I hold no grudge against Steve Luxenberg, editor of the Outlook section in Sunday’s Washington Post, even if he has never accepted a submission of mine (both of them) and today mischaracterized by insinuation the timing of Richard Clarke’s book, Against All Enemies. I actually liked most of what Luxenberg wrote in one of his rare columns.
But it’s in his role as Outlook editor that I have a major complaint. I’m losing valuable time on Sunday mornings.
I grab Outlook before any other section – and before my wife can get. And I usually don’t give it up until I’m finished. Fortunately, I get an hour or so jump on her Sunday mornings. But still, she waits.
The problem: Outlook is too good. Even when I disagree with an article, such as today’s major B1 cover piece from a Joel Kotkin, who I think has parsed one too many numbers and is exhibiting “behind-the-times-thinking” (inside joke) regarding media bias, I find arguments in Outlook at least intriguing enough (as opposed to most of what George Will writes) to read them.
Kotkin doesn’t try to hide his bias: “The mainstream media, the universities and the cultural establishment, including most of Hollywood, are the voices of [liberals], whose elites, like many of England’s Cavaliers and Charles I’s French wife before them, are most concerned with winning over continental opinion and mimicking the European way of life.”
Anybody who thinks the mainstream media is liberal is probably “mimicking the European way of life” in a remote Tuscany village with no access to U.S. media.
I certainly don’t agree with Melanie Scarborough’s philosophies, which can be summed up: What’s mine is mine, and what’s ours is mine, but I don’t want to pay for it.

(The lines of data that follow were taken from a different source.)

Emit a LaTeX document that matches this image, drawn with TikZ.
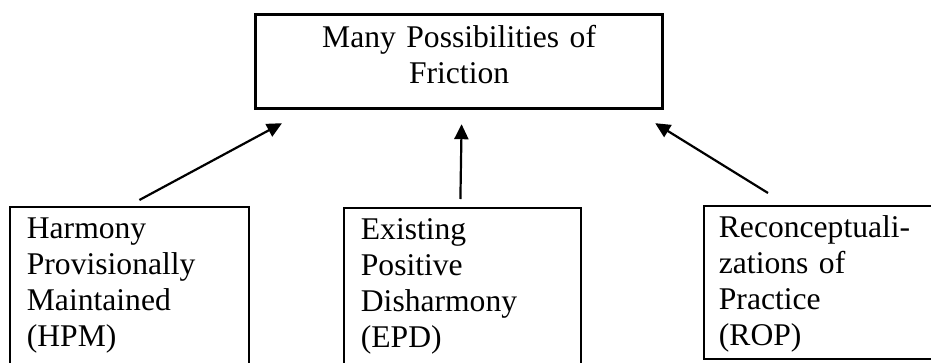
\documentclass[tikz,border=0pt]{standalone}
\usepackage{fontspec}
\setmainfont{Liberation Serif}
\usetikzlibrary{arrows.meta, calc}

\begin{document}
\begin{tikzpicture}
		[x=1pt,y=-1pt,line cap=butt,
		%Styles
		every node/.style={font=\fontsize{31.6pt}{35.7pt}\selectfont},
		top box/.style={draw,line width=3.2pt,anchor=north west,align=center,
			text width=#1,inner xsep=8pt,inner ysep=6pt,text height=27pt,text depth=55pt},
		level box/.style={draw,line width=1.8pt,anchor=north west,align=left,
			text width=#1,inner xsep=17pt,inner ysep=6pt,text height=26pt},
		push/.style={line width=2.2pt,-{Triangle[length=15pt,width=14pt]}}
		]
		
		%The graphic
		\clip (0, 0) rectangle (931, 362);
		
		\node[top box=391pt] (friction) at (254, 13)
			{Many Possibilities of\\Friction};
		
		\node[level box=205pt,text depth=130pt] (hpm) at (9, 206)
			{Harmony\\Provisionally\\Maintained\\(HPM)};
		\node[level box=203pt,text depth=130pt] (epd) at (343, 207)
			{Existing\\Positive\\Disharmony\\(EPD)};
		\node[level box=208pt,text depth=115pt,inner xsep=15pt] (rop) at (703, 205)
			{Reconceptuali-\\zations of\\Practice\\(ROP)};
		
		\draw[push] ($(hpm.north)+(10, -6)$) -- ($(friction.south west)+(28, 13)$);
		\draw[push] ($(epd.north)+(-2, -8)$) -- ($(friction.south)+(2.5, 14)$);
		\draw[push] ($(rop.north west)+(65, -12)$) -- ($(friction.south east)+(-9, 13)$);
	\end{tikzpicture}
\end{document}
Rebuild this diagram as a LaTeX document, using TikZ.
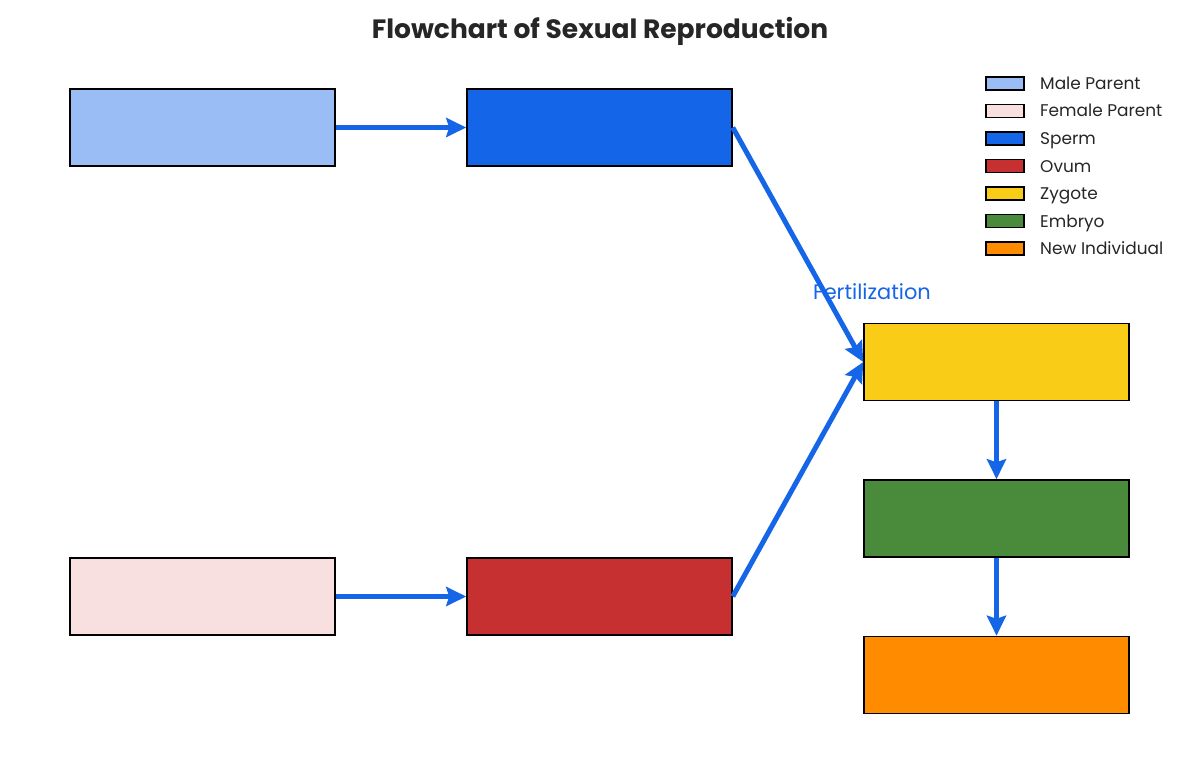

But today she raised questions about some programs that Democrats would be wise to answer.
Two articles (one here) in Outlook about college admissions were perfectly timed, especially for our family. Our oldest daughter is in the midst of “the wait.” Author Patricia Dalton sums up perfectly the imperfect sense those of us living in the Washington suburbs have about education and the pursuit of happiness.
The article on the upcoming Supreme Court case about when we must identify ourselves to authorities raised intriguing questions.
And then there’s the Op-ed and editorial pages, which are not edited by Luxenberg and therefore he is blameless.
I especially love reading editorials like today’s slamming Bush. You can almost hear the editors lament, “Man, were we hoodwinked or what. Please, sir, make us proud that we supported your silly war.”
I didn’t agree totally with Jim Hoagland’s op-ed column today, but he’s provocative. One might say “stunning.”
And Ombudsman Michael Getler summed up my feelings about whatever problems beset the journalism profession: Editors should share the blame. Well done.
So, Mr. Luxenberg, please get together with the editorial page editors and put out at least the occasional lousy Outlook. Then I’d have better things to do with my Sunday morning.